A human analyst and a humanoid robot analyze a holographic dashboard of unified taxonomies.Background / Overview​

For decades the advertising industry relied on separated measurement silos — panel-based TV ratings, platform-specific digital metrics, and channel-by-channel marketing mix models (MMMs) — stitched together by reconciliation exercises and costly audits. That fragmentation has always created friction for media planners and marketers, but the shift to AI-driven discovery, consolidation of platform power, and the erosion of third‑party identifiers have made the status quo untenable. The IAB’s announcement positions Project Eidos as a foundational, standards-oriented response: an attempt to create shared constructs, harmonized taxonomies, and privacy‑ready data flows so a multiplicity of measurement methods can interoperate and produce comparable answers.
Project Eidos is explicitly informed by a new IAB report, “State of Data 2026: The AI‑Powered Measurement Transformation,” which surveyed more than 400 senior brand and agency decision‑makers.

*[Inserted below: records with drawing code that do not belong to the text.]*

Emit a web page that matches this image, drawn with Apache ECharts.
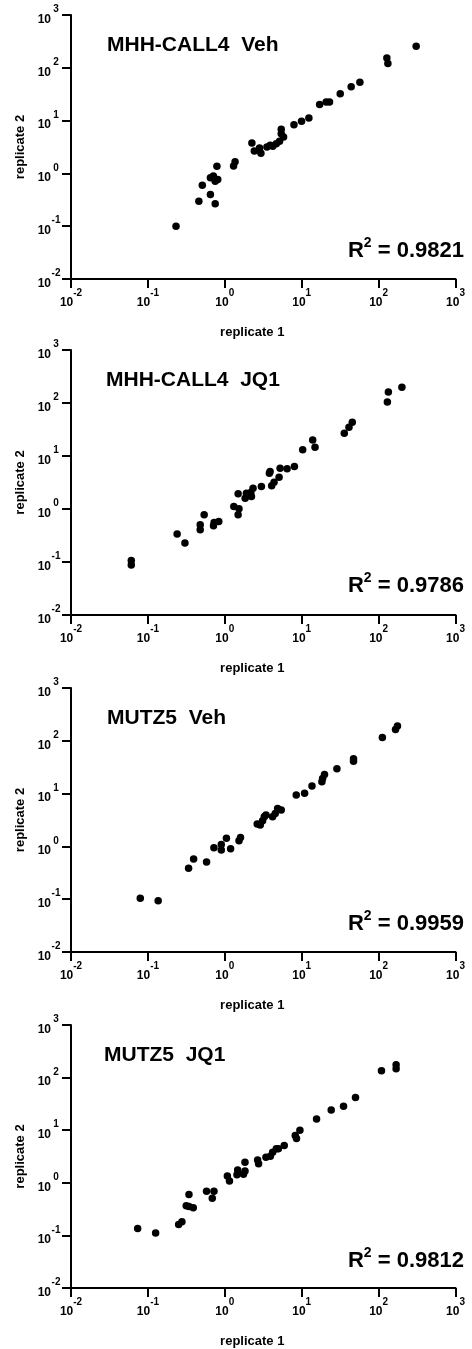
<!DOCTYPE html>
<html><head><meta charset="utf-8">
<script src="https://cdn.jsdelivr.net/npm/echarts@6/dist/echarts.min.js"></script>
<style>html,body{margin:0;padding:0;background:#fff}#c{width:472px;height:1349px}</style>
</head><body><div id="c"></div>
<script>
// ---- data ----
const panelTitles = ['MHH-CALL4  Veh', 'MHH-CALL4  JQ1', 'MUTZ5  Veh', 'MUTZ5  JQ1'];
const r2Values = ['0.9821', '0.9786', '0.9959', '0.9812'];
const xAxisTitle = 'replicate 1';
const yAxisTitle = 'replicate 2';
const axisMin = 0.01;
const axisMax = 1000;

const call4VehRep1 = [0.232,0.46,0.51,0.65,0.65,0.71,0.75,0.75,0.81,0.79,1.30,1.36,2.25,2.42,2.83,2.95,3.53,3.9,4.2,4.67,5.15,5.42,5.42,5.81,7.93,9.95,12.4,17.1,20.8,23.0,31.7,44.0,57.1,128,132,308];
const call4VehRep2 = [0.10,0.296,0.594,0.40,0.83,0.89,0.267,0.71,0.77,1.36,1.38,1.67,3.77,2.66,3.03,2.40,3.16,3.4,3.26,3.66,4.05,6.84,5.66,4.89,8.38,9.68,11.2,20.1,22.5,22.5,32.4,44.0,53.1,153,120,255];

const call4JQ1Rep1 = [0.0608,0.0608,0.240,0.303,0.479,0.479,0.539,0.713,0.726,0.835,1.31,1.53,1.49,1.49,1.84,1.91,2.22,2.18,2.33,2.99,3.80,3.88,4.07,4.37,5.08,5.24,6.46,8.04,10.3,13.9,14.9,35.8,41.2,45.5,130,134,201];
const call4JQ1Rep2 = [0.107,0.0875,0.336,0.228,0.405,0.505,0.778,0.482,0.557,0.582,1.12,1.01,0.778,1.93,1.60,1.99,1.72,2.05,2.47,2.66,4.74,5.09,2.74,3.21,3.99,5.89,5.72,6.34,13.1,20.1,14.7,26.9,34.9,43.4,105,162,198];

const mutz5VehRep1 = [0.0796,0.136,0.338,0.393,0.579,0.722,0.90,0.90,1.05,1.19,1.53,1.60,2.64,2.89,3.10,3.26,3.43,4.18,4.53,4.86,5.42,8.49,10.9,13.6,18.3,18.7,19.8,28.7,47.2,47.2,112,166,176];
const mutz5VehRep2 = [0.104,0.0938,0.384,0.575,0.505,0.944,1.09,0.853,1.42,0.904,1.28,1.48,2.65,2.54,3.06,3.65,3.92,3.65,4.22,5.25,4.88,9.37,10.1,13.9,16.8,19.4,23.1,29.5,41.2,45.6,116,164,190];

const mutz5JQ1Rep1 = [0.0736,0.126,0.251,0.277,0.315,0.342,0.342,0.389,0.579,0.687,0.723,1.08,1.15,1.44,1.47,1.75,1.83,1.83,2.67,2.75,3.43,3.91,4.19,4.68,4.97,5.93,8.24,8.56,9.48,15.6,24.2,35.0,50.1,109,169,169];
const mutz5JQ1Rep2 = [0.136,0.111,0.162,0.182,0.365,0.597,0.354,0.334,0.690,0.509,0.690,1.34,1.08,1.43,1.75,1.45,1.67,2.47,2.70,2.30,3.07,3.21,3.82,4.42,4.42,5.11,7.89,6.92,9.93,16.3,24.1,28.6,41.8,135,176,148];

// ---- layout ----
const rep1Sets = [call4VehRep1, call4JQ1Rep1, mutz5VehRep1, mutz5JQ1Rep1];
const rep2Sets = [call4VehRep2, call4JQ1Rep2, mutz5VehRep2, mutz5JQ1Rep2];
const gridTops = [15, 350, 688, 1025];
const gridHeights = [264, 265, 264, 264];
const titleLefts = [107, 106, 107, 104];
const FONT = '"Liberation Sans", Arial, Helvetica, sans-serif';

const chart = echarts.init(document.getElementById('c'), null, {renderer: 'canvas'});

const baseTok = {fontSize: 12, fontWeight: 'bold', fontFamily: FONT, color: '#000', lineHeight: 21, verticalAlign: 'bottom'};
const supTok = {fontSize: 10, fontWeight: 'bold', fontFamily: FONT, color: '#000', lineHeight: 10, verticalAlign: 'top'};
const richX = {b: baseTok, s: supTok};
const richY = {b: baseTok, s: Object.assign({}, supTok, {width: 10, align: 'left'})};
const expOf = v => Math.round(Math.log10(v));

const grids = [], xAxes = [], yAxes = [], series = [], graphics = [];
for (let i = 0; i < 4; i++) {
  grids.push({left: 71, right: 16.5, top: gridTops[i], height: gridHeights[i], containLabel: false});
  const common = {
    type: 'log', logBase: 10, min: axisMin, max: axisMax, gridIndex: i,
    splitNumber: 5,
    axisLine: {show: true, onZero: false, lineStyle: {color: '#000', width: 2}},
    axisTick: {show: true, inside: false, length: 9, lineStyle: {color: '#000', width: 2}},
    minorTick: {show: false},
    splitLine: {show: false},
    nameTextStyle: {fontFamily: FONT, fontWeight: 'bold', fontSize: 13, color: '#000'}
  };
  xAxes.push(Object.assign({}, common, {
    name: xAxisTitle, nameLocation: 'middle', nameGap: 47,
    nameTextStyle: Object.assign({}, common.nameTextStyle, {padding: [0, 22, 0, 0]}),
    axisLabel: {show: true, margin: 9, showMinLabel: true, showMaxLabel: true, hideOverlap: false,
      formatter: v => '{b|10}{s|' + expOf(v) + '}', rich: richX}
  }));
  yAxes.push(Object.assign({}, common, {
    name: yAxisTitle, nameLocation: 'middle', nameGap: 35,
    axisLabel: {show: true, margin: 10, showMinLabel: true, showMaxLabel: true, hideOverlap: false,
      formatter: v => '{b|10}{s|' + expOf(v) + '}', rich: richY}
  }));
  series.push({
    type: 'scatter', xAxisIndex: i, yAxisIndex: i,
    symbol: 'circle', symbolSize: 7.5,
    itemStyle: {color: '#000', opacity: 1},
    silent: true, animation: false,
    data: rep1Sets[i].map((x, k) => [x, rep2Sets[i][k]])
  });
  graphics.push({
    type: 'text', left: titleLefts[i], top: gridTops[i] + 20,
    style: {text: panelTitles[i], fill: '#000', font: 'bold 21px ' + FONT}
  });
  graphics.push({
    type: 'text', x: 464, y: gridTops[i] + 221,
    style: {
      text: '{r|R}{s|2}{r| = ' + r2Values[i] + '}',
      align: 'right', verticalAlign: 'top',
      rich: {
        r: {fontSize: 22, fontWeight: 'bold', fontFamily: FONT, fill: '#000', lineHeight: 26, verticalAlign: 'bottom'},
        s: {fontSize: 14, fontWeight: 'bold', fontFamily: FONT, fill: '#000', lineHeight: 14, verticalAlign: 'top'}
      }
    }
  });
}

chart.setOption({
  backgroundColor: '#fff',
  animation: false,
  grid: grids, xAxis: xAxes, yAxis: yAxes, series: series, graphic: graphics
});
</script></body></html>
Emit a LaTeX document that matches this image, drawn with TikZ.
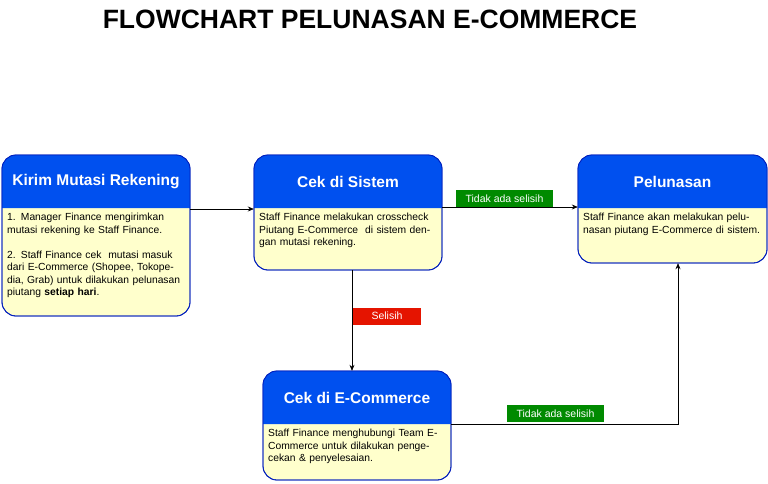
\documentclass[tikz,border=0pt]{standalone}
\usepackage{fontspec}
\setmainfont{Liberation Sans}
\usetikzlibrary{arrows.meta}
\definecolor{hdr}{HTML}{0050EF}
\definecolor{brd}{HTML}{001DBC}
\definecolor{bdy}{HTML}{FFFFCC}
\definecolor{grn}{HTML}{008A00}
\definecolor{rd}{HTML}{E51400}
\tikzset{
  body/.style={fill=bdy,draw=brd,line width=0.8pt,rounded corners=14pt},
  title/.style={text=white,font=\fontsize{15.5}{18}\selectfont\bfseries},
  btext/.style={anchor=north west,align=left,font=\fontsize{10.3}{12.5}\selectfont,inner sep=0pt},
  conn/.style={draw=black,line width=0.7pt,-{Stealth[length=6pt,width=5pt]}},
  tag/.style={text=white,font=\fontsize{10.5}{12}\selectfont,inner sep=0pt,minimum height=17pt}
}
\newcommand\flowbox[8]{% name,x1,y1,x2,y2,header bottom,title,body
  \path[body] (#2,#3) rectangle (#4,#5);
  \fill[hdr] (#2,#6) [rounded corners=14pt] -- (#2,#3) -- (#4,#3) [sharp corners] -- (#4,#6) -- cycle;
  \draw[brd,line width=0.8pt,rounded corners=14pt] (#2,#3) rectangle (#4,#5);
  \node[title] at ({(#2+#4)/2},{(#3+#6)/2}) {#7};
  \node[btext,text width={#4-#2-10}] at ({#2+5},{#6+5}) {\raggedright #8};
  \node[inner sep=0pt,minimum width={#4-#2},minimum height={#5-#3}] (#1) at ({(#2+#4)/2},{(#3+#5)/2}) {};
}
\begin{document}
\begin{tikzpicture}[x=1pt,y=-1pt]
\useasboundingbox (0,0) rectangle (768,483);
\node[font=\fontsize{26.5}{30}\selectfont\bfseries] (ttl) at (370,19) {FLOWCHART PELUNASAN E-COMMERCE};
\flowbox{a}{2}{155}{190}{316}{208}{Kirim Mutasi Rekening}{1. Manager Finance mengirimkan mutasi rekening ke Staff Finance.\\[12.5pt]2. Staff Finance cek\ \ mutasi masuk dari E-Commerce (Shopee, Tokopedia, Grab) untuk dilakukan pelunasan piutang \textbf{setiap hari}.}
\flowbox{b}{254}{155}{442}{270}{208}{Cek di Sistem}{Staff Finance melakukan crosscheck Piutang E-Commerce\ \ di sistem dengan mutasi rekening.}
\flowbox{c}{578}{155}{767}{263}{208}{Pelunasan}{Staff Finance akan melakukan pelunasan piutang E-Commerce di sistem.}
\flowbox{d}{263}{371}{451}{480}{424}{Cek di E-Commerce}{Staff Finance menghubungi Team E-Commerce untuk dilakukan pengecekan \& penyelesaian.}
\draw[conn] (a.east|-0,209) -- (b.west|-0,209);
\draw[conn] (b.east|-0,207) -- (c.west|-0,207);
\draw[conn] (352,270) -- (d.north-|352,0);
\coordinate (k) at (678,424);
\draw[conn] (d.east|-k) -- (k) -- (c.south-|k);
\node[tag,fill=grn,minimum width=97pt] (t1) at (504.5,198.5) {Tidak ada selisih};
\node[tag,fill=rd,minimum width=68pt] (t2) at (387,316) {Selisih};
\node[tag,fill=grn,minimum width=97pt] (t3) at (555.5,413.5) {Tidak ada selisih};
\end{tikzpicture}
\end{document}
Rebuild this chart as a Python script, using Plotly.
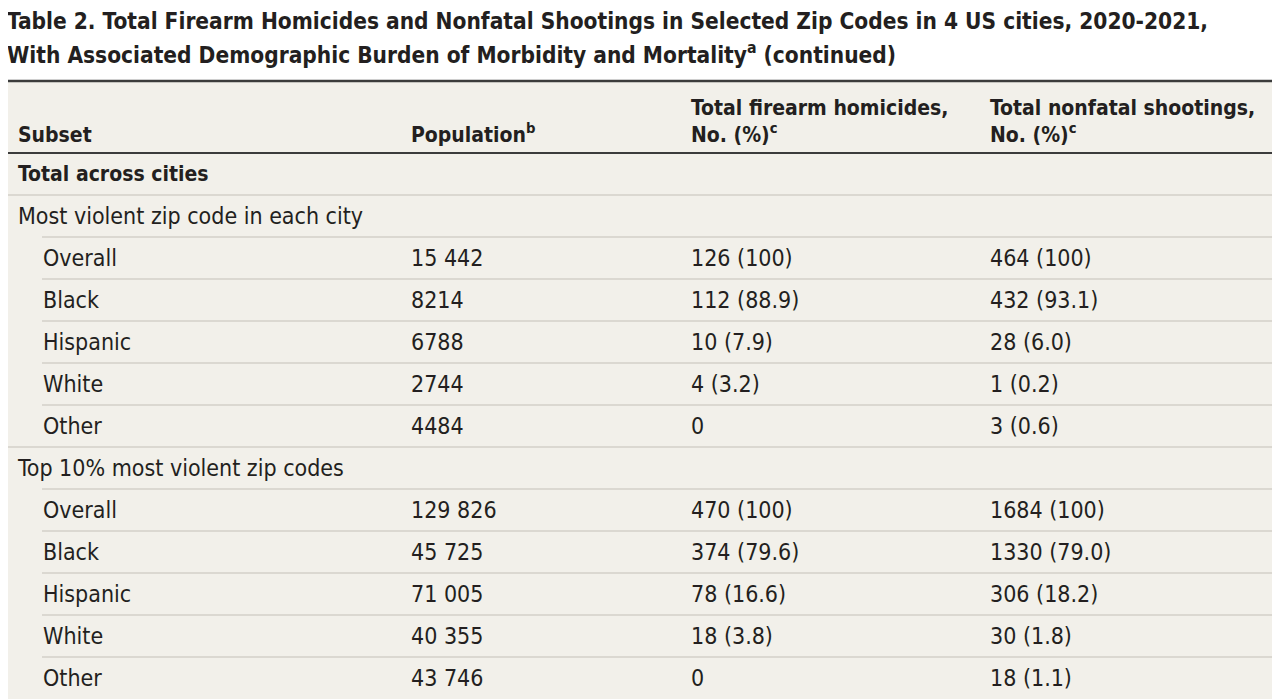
import plotly.graph_objects as go

title_lines = [
    "Table 2. Total Firearm Homicides and Nonfatal Shootings in Selected Zip Codes in 4 US cities, 2020-2021,",
    "With Associated Demographic Burden of Morbidity and Mortality<sup>a</sup> (continued)",
]
headers = ["Subset", "Population<sup>b</sup>",
           "Total firearm homicides,<br>No. (%)<sup>c</sup>",
           "Total nonfatal shootings,<br>No. (%)<sup>c</sup>"]

subset = ["Total across cities",
          "Most violent zip code in each city",
          "Overall", "Black", "Hispanic", "White", "Other",
          "Top 10% most violent zip codes",
          "Overall", "Black", "Hispanic", "White", "Other"]
population = ["", "", "15 442", "8214", "6788", "2744", "4484",
              "", "129 826", "45 725", "71 005", "40 355", "43 746"]
homicides = ["", "", "126 (100)", "112 (88.9)", "10 (7.9)", "4 (3.2)", "0",
             "", "470 (100)", "374 (79.6)", "78 (16.6)", "18 (3.8)", "0"]
nonfatal = ["", "", "464 (100)", "432 (93.1)", "28 (6.0)", "1 (0.2)", "3 (0.6)",
            "", "1684 (100)", "1330 (79.0)", "306 (18.2)", "30 (1.8)", "18 (1.1)"]
section_rows = ["Total across cities"]

FONT = "DejaVu Sans Condensed, Liberation Sans Narrow, sans-serif"
INK = "#231f20"
BEIGE = "#f2f0ea"
RULE = "#d3d0c9"
DARK = "#3c3c3c"

W, H = 1280, 699
PAGE_PAD = 8  # browser body margin around the plot div
table_left = 7
col_x = [18, 411, 691, 990]
indent_x = 43
first_row_y = 173
row_h = 42
text_dy = 3


def row_y(i):
    return first_row_y + row_h * i


is_item = [v != "" for v in population]

fig = go.Figure()

# body rows
for col, values in enumerate([subset, population, homicides, nonfatal]):
    xs, ys, ts = [], [], []
    bx, by, bt = [], [], []
    for i, v in enumerate(values):
        if v == "":
            continue
        x = col_x[col]
        if col == 0 and is_item[i]:
            x = indent_x
        if col == 0 and v in section_rows and not is_item[i]:
            bx.append(x); by.append(row_y(i) + text_dy); bt.append(v)
        else:
            xs.append(x); ys.append(row_y(i) + text_dy); ts.append(v)
    fig.add_trace(go.Scatter(
        x=xs, y=ys, text=ts, mode="text", textposition="middle right",
        textfont=dict(family=FONT, size=23, color=INK),
        hoverinfo="skip", showlegend=False))
    if bt:
        fig.add_trace(go.Scatter(
            x=bx, y=by, text=bt, mode="text", textposition="middle right",
            textfont=dict(family=FONT, size=21, color=INK, weight="bold"),
            hoverinfo="skip", showlegend=False))

# header row
hx, hy, ht = [], [], []
for col, h in enumerate(headers):
    lines = h.split("<br>")
    for k, line in enumerate(reversed(lines)):
        hx.append(col_x[col])
        hy.append(137 - 27 * k)
        ht.append(line)
fig.add_trace(go.Scatter(
    x=hx, y=hy, text=ht, mode="text", textposition="middle right",
    textfont=dict(family=FONT, size=21, color=INK, weight="bold"),
    hoverinfo="skip", showlegend=False))

# title
fig.add_trace(go.Scatter(
    x=[table_left, table_left], y=[23, 57], text=title_lines, mode="text",
    textposition="middle right",
    textfont=dict(family=FONT, size=22.5, color=INK, weight="bold"),
    hoverinfo="skip", showlegend=False))

shapes = [
    dict(type="rect", x0=table_left, x1=W + PAGE_PAD, y0=80, y1=H + PAGE_PAD,
         fillcolor=BEIGE, line=dict(width=0), layer="below"),
    dict(type="line", x0=table_left, x1=W + PAGE_PAD, y0=81, y1=81,
         line=dict(color=DARK, width=2.5)),
    dict(type="line", x0=table_left, x1=W + PAGE_PAD, y0=153, y1=153,
         line=dict(color=DARK, width=2)),
]
for i in range(1, len(subset)):
    y = (row_y(i - 1) + row_y(i)) / 2 + 1
    x0 = indent_x - 1 if is_item[i] else table_left
    shapes.append(dict(type="line", x0=x0, x1=W + PAGE_PAD, y0=y, y1=y,
                       line=dict(color=RULE, width=1.5), layer="below"))

fig.update_layout(
    width=W, height=H,
    margin=dict(l=0, r=0, t=0, b=0),
    paper_bgcolor="white", plot_bgcolor="white",
    xaxis=dict(range=[PAGE_PAD, W + PAGE_PAD], visible=False, fixedrange=True),
    yaxis=dict(range=[H + PAGE_PAD, PAGE_PAD], visible=False, fixedrange=True),
    shapes=shapes,
)

fig.write_html("out.html")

The report underpins the IAB’s claim that AI can materially improve advanced measurement over the next one to two years, and it supplies headline estimates about the potential market impact and productivity gains tied to improved measurement. The IAB frames Eidos as a harmonization platform — not a single methodology — that can make existing tools more comparable, auditable, and privacy compliant.
At the same moment the Association of National Advertisers’ Project Aquila (a Big Data, calibration‑panel-based cross‑media initiative) continues advancing its own framework for cross‑channel reach and frequency. Aquila’s focus is on calibrated, neutral single‑source measurement, while Eidos seeks to establish shared structures and AI‑ready inputs for a more diverse set of measurement methods. Both efforts are complementary in intent but different in technical philosophy and governance approach.

What Project Eidos Announces (and What It Leaves Open)​

The IAB has published three primary workstreams for Project Eidos:
  • Unifying & Harmonizing Measurement — build shared structures, classifications, and data flows so different vendors and methodologies can be compared and combined.
  • Cross‑Channel Outcomes, Attribution & Incrementality — create a unified but flexible approach that connects exposure to outcomes, enabling consistent attribution and causal incrementality testing across channels.
  • Modernizing MMM — establish privacy‑ready, standardized inputs for marketing mix modeling so MMM outputs are comparable across channels and vendors.
These are sensible, high‑level goals. The IAB emphasizes that Eidos is alignment‑first, not prescriptive; it will produce frameworks, taxonomies, and implementation playbooks rather than mandating a single vendor or topology. That design choice reduces the risk of capture but increases the challenge of enforcement: standards without verifiable certification or audit regimes are useful only if the ecosystem commits to adoption and independent verification.
Key early signals: the Measurement Advisory Committee and a long list of participating companies (brands, agencies, platforms, measurement vendors) show breadth of industry buy‑in. Companies publicly named include Amazon Ads, Google, Meta, The Trade Desk, Unilever, WPP Media, Publicis, Havas and others — an inclusive list that suggests Eidos will seek broad technical interoperability, not a narrow set of integrations. Still, membership does not equal consensus; the devil will be in the specifications, auditability, and the mechanism for reconciling competing measurement claims.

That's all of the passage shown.